I demonstrated all of these truths above in post #204.
I do not accept the conclusion that this means C is garbage, however. The language has good reasons for behaving the way it does.
But nevertheless the only mistake made by floobydust was failing to use the correct type specifier for a boolean. Like I said, a simple grammatical error.
IanB:
--- Quote from: Siwastaja on May 10, 2020, 08:33:29 am ---Are you really, like seriously, claiming that this usage pattern would be a source of bugs or unsafe behavior?
--- End quote ---
No, I am simply demonstrating facts about the C language, after Cerebus stated a bunch of incorrect facts.
--- Quote ---It's quite revealing that you haven't even tried to specify what you would expect as a result from these code patterns, and why.
--- End quote ---
Why would I need to specify such?

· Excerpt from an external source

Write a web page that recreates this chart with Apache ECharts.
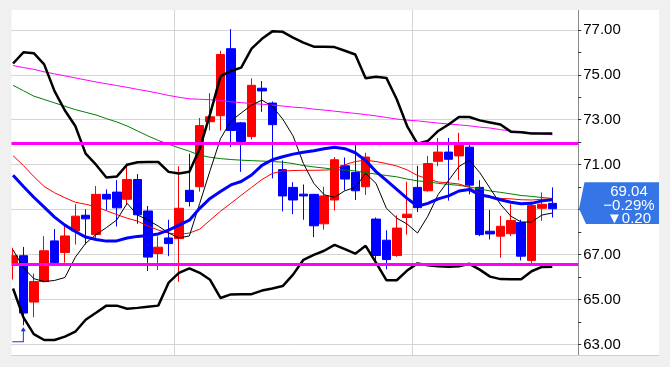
<!DOCTYPE html>
<html><head><meta charset="utf-8">
<script src="https://cdn.jsdelivr.net/npm/echarts@6/dist/echarts.min.js"></script>
<style>html,body{margin:0;padding:0;background:#fff}#c{width:670px;height:367px}</style>
</head><body><div id="c"></div>
<script>
// ---- data ----
const categories = ['1','2','3','4','5','6','7','8','9','10','11','12','13','14','15','16','17','18','19','20','21','22','23','24','25','26','27','28','29','30','31','32','33','34','35','36','37','38','39','40','41','42','43','44','45','46','47','48','49','50','51','52','53','',''];
const monthStarts = [16, 39];
// [open, close, low, high]
const ohlc = [
[66.56,66.95,65.89,67.30],[66.95,64.40,63.86,67.34],[64.89,65.80,64.21,66.15],[65.80,67.17,65.76,67.82],
[67.61,66.64,66.55,68.14],[67.09,67.83,66.64,68.33],[68.05,68.71,67.45,69.24],[68.75,68.59,67.45,69.02],
[67.89,69.68,67.67,70.05],[69.68,69.47,68.97,69.90],[69.78,69.08,68.25,70.31],[69.46,70.34,69.21,71.05],
[70.34,68.77,68.37,70.58],[68.94,66.89,66.27,69.16],[67.05,67.33,66.32,67.82],[67.74,67.49,66.93,68.55],
[67.71,69.06,65.79,70.93],[69.86,69.36,69.14,71.49],[70.02,72.74,69.80,73.08],[72.91,73.13,72.52,74.18],
[73.18,75.90,72.52,76.07],[76.16,72.52,71.78,77.03],[72.86,72.03,70.68,72.90],[72.25,74.53,72.12,74.84],
[74.40,74.28,73.35,74.72],[73.74,72.78,70.39,73.81],[70.78,69.61,68.92,71.19],[69.99,69.43,68.80,70.22],
[69.69,69.61,68.55,70.12],[69.68,68.28,67.78,69.70],[68.37,69.61,68.11,70.02],[69.43,71.22,68.96,71.34],
[70.95,70.36,69.86,71.32],[70.65,69.84,69.43,71.90],[70.02,71.34,69.65,71.53],[68.58,66.96,66.56,68.65],
[67.64,66.78,66.34,68.08],[66.96,68.18,66.90,68.74],[68.65,68.80,67.89,70.24],[69.99,69.09,68.89,70.95],
[69.84,71.05,69.80,71.39],[71.15,71.56,70.93,72.19],[71.56,71.24,69.40,72.19],[71.39,71.89,70.31,72.42],
[71.78,70.09,69.68,71.90],[69.99,67.89,67.82,70.31],[68.04,67.92,67.67,68.99],[67.82,68.26,66.86,68.72],
[67.93,68.52,67.82,69.24],[68.43,66.93,66.74,68.55],[66.74,69.18,66.59,69.36],[69.06,69.24,68.50,69.77],
[69.28,69.04,68.65,69.99]
];
const bandUpper = [75.50,76.00,75.96,75.46,74.27,73.41,72.72,71.49,71.00,70.43,70.47,71.00,71.11,71.12,71.12,70.68,70.61,70.69,71.71,73.25,74.93,75.17,75.32,76.16,76.60,76.93,76.91,76.65,76.43,76.25,76.25,76.23,76.07,75.90,74.84,74.91,74.86,73.91,72.72,71.93,72.06,72.50,72.79,73.12,73.12,72.97,72.88,72.79,72.47,72.44,72.39,72.39,72.39];
const bandLower = [65.49,64.21,63.46,63.20,63.20,63.35,63.57,64.10,64.41,64.73,64.73,64.59,64.63,64.68,64.73,65.75,66.19,66.39,66.19,65.88,65.07,65.23,65.24,65.24,65.40,65.49,65.60,66.11,66.77,66.99,67.17,67.43,67.24,67.04,67.39,66.64,65.86,65.86,66.29,66.61,66.53,66.48,66.46,66.48,66.59,66.33,66.02,65.91,65.90,65.90,66.26,66.45,66.46];
const bandMid = [70.53,70.03,69.55,69.11,68.67,68.31,68.03,67.78,67.67,67.60,67.61,67.74,67.81,67.85,67.92,68.09,68.31,68.53,69.06,69.50,69.81,70.10,70.25,70.54,70.97,71.22,71.35,71.47,71.55,71.62,71.71,71.78,71.71,71.53,71.18,70.69,70.30,69.90,69.50,69.15,69.28,69.48,69.61,69.83,69.90,69.66,69.57,69.44,69.33,69.26,69.28,69.39,69.44];
const ma5 = [67.21,66.42,65.93,65.80,65.85,65.98,66.88,67.50,67.89,68.20,68.54,69.28,68.76,68.54,68.27,67.96,67.74,67.83,69.28,70.74,72.15,72.94,73.30,73.65,73.87,73.60,73.03,72.28,71.05,70.17,69.66,69.55,69.84,69.99,70.61,70.17,69.06,68.62,68.36,67.96,68.71,69.68,70.30,70.92,71.20,70.65,69.95,69.24,68.71,68.45,68.45,68.76,68.85];
const maRed = [71.40,70.96,70.47,70.03,69.75,69.53,69.33,69.24,69.13,68.95,68.78,68.62,68.49,68.27,68.09,67.96,67.90,67.96,68.13,68.53,68.93,69.28,69.64,69.99,70.34,70.61,70.72,70.74,70.75,70.75,70.76,70.78,71.00,71.14,71.20,71.14,71.05,70.94,70.77,70.52,70.37,70.23,70.19,70.14,69.99,69.73,69.55,69.50,69.48,69.44,69.43,69.46,69.48];
const maGreen = [74.53,74.29,74.05,73.90,73.75,73.60,73.45,73.33,73.21,73.05,72.90,72.72,72.50,72.28,72.08,71.91,71.75,71.60,71.42,71.33,71.27,71.23,71.20,71.18,71.16,71.14,71.11,71.05,70.96,70.90,70.85,70.79,70.76,70.72,70.65,70.58,70.52,70.46,70.36,70.28,70.24,70.17,70.12,70.08,70.01,69.92,69.83,69.77,69.70,69.63,69.59,69.54,69.50];
const maMagenta = [75.41,75.32,75.24,75.13,75.04,74.95,74.86,74.77,74.68,74.60,74.52,74.44,74.35,74.27,74.18,74.08,74.00,73.93,73.91,73.89,73.85,73.80,73.76,73.72,73.69,73.65,73.61,73.56,73.53,73.47,73.43,73.38,73.33,73.28,73.23,73.17,73.10,73.03,72.98,72.95,72.90,72.85,72.81,72.77,72.73,72.67,72.63,72.56,72.50,72.46,72.42,72.37,72.33];
const levelLines = [71.95, 66.56];
const lastClose = 69.04;
const changeText = ['69.04', '\u22120.29%', '\u25BC0.20'];

// ---- chart ----
const chart = echarts.init(document.getElementById('c'));
function lineS(data, color, width, z) {
  return {type: 'line', data: data, symbol: 'none', silent: true, z: z,
    lineStyle: {color: color, width: width}, itemStyle: {color: color}};
}
const option = {
  animation: false,
  backgroundColor: '#ffffff',
  grid: {left: 7.875, top: 7.32, width: 570.35, height: 362.88, containLabel: false},
  xAxis: {type: 'category', data: categories, boundaryGap: true,
    axisLine: {show: false}, axisTick: {show: false}, axisLabel: {show: false},
    splitLine: {show: true, interval: function (i) { return monthStarts.indexOf(i) >= 0; },
      lineStyle: {color: '#d4d4d4', width: 1}}},
  yAxis: {type: 'value', position: 'right', min: 62, max: 78, interval: 1, scale: true,
    axisLine: {show: true, lineStyle: {color: '#8a8a8a', width: 1}},
    axisTick: {show: true, length: 3, lineStyle: {color: '#333'}},
    axisLabel: {margin: 5, color: '#000', fontFamily: 'Liberation Sans', fontSize: 15, padding: [4, 0, 0, 0],
      formatter: function (v) { return (Math.round(v) % 2 === 1) ? v.toFixed(2) : ''; }},
    splitLine: {show: true, lineStyle: {color: ['rgba(0,0,0,0)', '#d4d4d4'], width: 1}}},
  series: [
    {type: 'candlestick', data: ohlc, barWidth: 9, z: 2,
      itemStyle: {color: '#ff0000', color0: '#0000ff', borderColor: '#ff0000', borderColor0: '#0000ff', borderWidth: 1},
      markPoint: {symbol: 'path://M11,0 L13.5,4 L11.5,4 L11.5,15 L0,15 L0,14 L10.5,14 L10.5,4 L8.5,4 Z',
        symbolSize: [13.5, 15], symbolOffset: [-4.35, 9.5], label: {show: false},
        itemStyle: {color: '#1f2fe0'}, data: [{type: 'min', valueDim: 'lowest'}]},
      markLine: {symbol: 'none', silent: true, label: {show: false}, z: 10,
        lineStyle: {color: '#ff00ff', width: 3, type: 'solid'},
        data: levelLines.map(function (v) { return {yAxis: v}; })}},
    lineS(maMagenta, '#ff00ff', 1, 3),
    lineS(maGreen, '#008000', 1, 3),
    lineS(maRed, '#ff0000', 1, 3),
    lineS(ma5, '#000000', 1, 3),
    lineS(bandMid, '#0000ff', 3, 4),
    lineS(bandUpper, '#000000', 2.5, 5),
    lineS(bandLower, '#000000', 2.5, 5)
  ]
};
chart.setOption(option);

// frame and price tag
const yc = chart.convertToPixel({yAxisIndex: 0}, lastClose);
const frame = '#f0f0f0';
function tagText(t, dy) {
  return {type: 'text', x: 629, y: yc + dy, z: 111, silent: true,
    style: {text: t, fill: '#fff', font: '15px "Liberation Sans"', align: 'center', verticalAlign: 'middle'}};
}
chart.setOption({graphic: [
  {type: 'rect', shape: {x: 0, y: 0, width: 670, height: 10}, style: {fill: frame}, z: 100, silent: true},
  {type: 'rect', shape: {x: 0, y: 355, width: 670, height: 12}, style: {fill: frame}, z: 100, silent: true},
  {type: 'rect', shape: {x: 0, y: 0, width: 11.5, height: 367}, style: {fill: frame}, z: 100, silent: true},
  {type: 'rect', shape: {x: 659, y: 0, width: 11, height: 367}, style: {fill: frame}, z: 100, silent: true},
  {type: 'line', shape: {x1: 11.5, y1: 355.5, x2: 659, y2: 355.5}, style: {stroke: '#cfcfcf', lineWidth: 1}, z: 101, silent: true},
  {type: 'polygon', shape: {points: [[579, yc], [584.5, yc - 26.5], [659, yc - 26.5], [659, yc + 15.2], [586, yc + 15.2]]},
    style: {fill: '#3575e5'}, z: 110, silent: true},
  tagText(changeText[0], -16.5),
  tagText(changeText[1], -2.5),
  tagText(changeText[2], 10)
]});
</script></body></html>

It's part of how C works. A non-zero value evaluates to true in a conditional (boolean) sense, and a zero value evaluates to false.
This applies to all values, be they integers, doubles, pointers, chars, whatever. Therefore if you assign a value to a boolean variable, it will evaluate to true or false according to this rule. There is no reason for the compiler to barf or issue a warning about it.
As I said in the post you quoted:
--- Quote from: IanB on May 10, 2020, 01:14:05 am ---This is canonical C, and is how the language is designed to be used, keeping it brief without unnecessary operations or verbosity.